Led product delivery of a next-generation scraping system to collect, process, and store affiliate account data at scale — replacing a slower, less reliable legacy setup.

Product Delivery
Data Platform
AWS
Scalability
Scraping speed
8× faster
Data quality
Significantly improved
Architecture
Modular & scalable
01

Problem

  • The business relied on a legacy scraping setup to collect affiliate account data — but it was slower, less reliable, and struggling to keep pace with growing data needs and partner complexity.
  • Reporting, decision-making, and onboarding new affiliate sources all depended on data that was hard to trust and expensive to maintain operationally.
02

Research & Discovery

  • Mapped pain points across stakeholders: slow scrape cycles blocking timely reporting, data quality issues eroding confidence, and high manual effort when partners or requirements changed.
  • Evaluated what the legacy architecture could not fix without a fundamental rethink — reliability, throughput, and adaptability all required a new approach.
  • Aligned on success criteria: faster performance, better data accuracy, scalable storage, and a modular design that could onboard new affiliate sources quickly.
03

Solution

  • Led the product delivery of Metrify — a next-generation scraping system designed to collect, process, and store affiliate account data at scale.
  • Built on cURL-based requests and REST APIs for reliable data extraction, with RabbitMQ workers handling asynchronous, distributed processing.
  • Used AWS S3 for scalable, durable data storage and designed a modular architecture so new affiliate sources could be onboarded fast as the business evolved.
04

Impact & Metrics

  • Delivered 8× faster scraping performance compared to the previous solution.
  • Significantly improved data accuracy and data quality across affiliate account datasets.
  • Created a highly scalable, easily adaptable platform that responds quickly to new business requirements and partner changes.
  • Reduced operational overhead through automation and resilient processing — strengthening the data foundation for faster reporting, better decision-making, and a setup that scales with the business.
05

Trade-offs

Every project involves choices. Here I explain what I didn't do, what I chose instead, and why that was the better call for the business.

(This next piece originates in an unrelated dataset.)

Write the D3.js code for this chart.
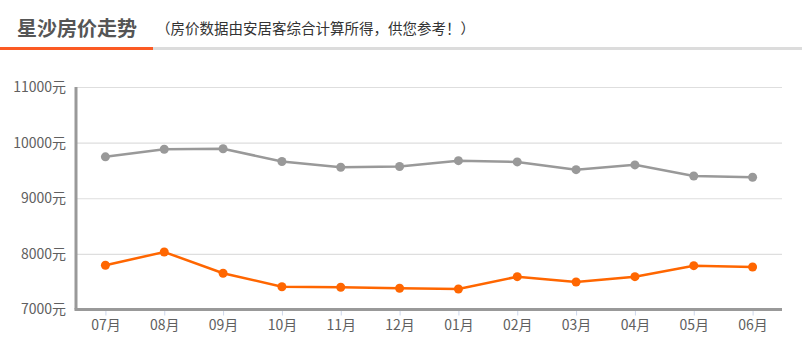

  • Instead of patching the legacy scraping system, I chose a full rebuild — incremental fixes could not deliver 8× performance or the data quality the business needed.
  • Instead of shipping the fastest possible MVP, I prioritized modular architecture and data accuracy first — so onboarding new affiliate partners would not require rework later.
  • Instead of a simple monolithic setup, I invested in RabbitMQ and AWS S3 — accepting more complexity upfront in exchange for async processing, durability, and long-term scale.
06

What I Learned

  • Data infrastructure is a product decision — the architecture you ship directly determines how fast the business can report, decide, and adapt.
  • Modularity is a competitive advantage when partners and requirements change frequently; designing for onboarding speed pays off quickly.
  • Measurable impact (8× performance, improved quality, lower ops overhead) is what turns a technical migration into a business story stakeholders remember.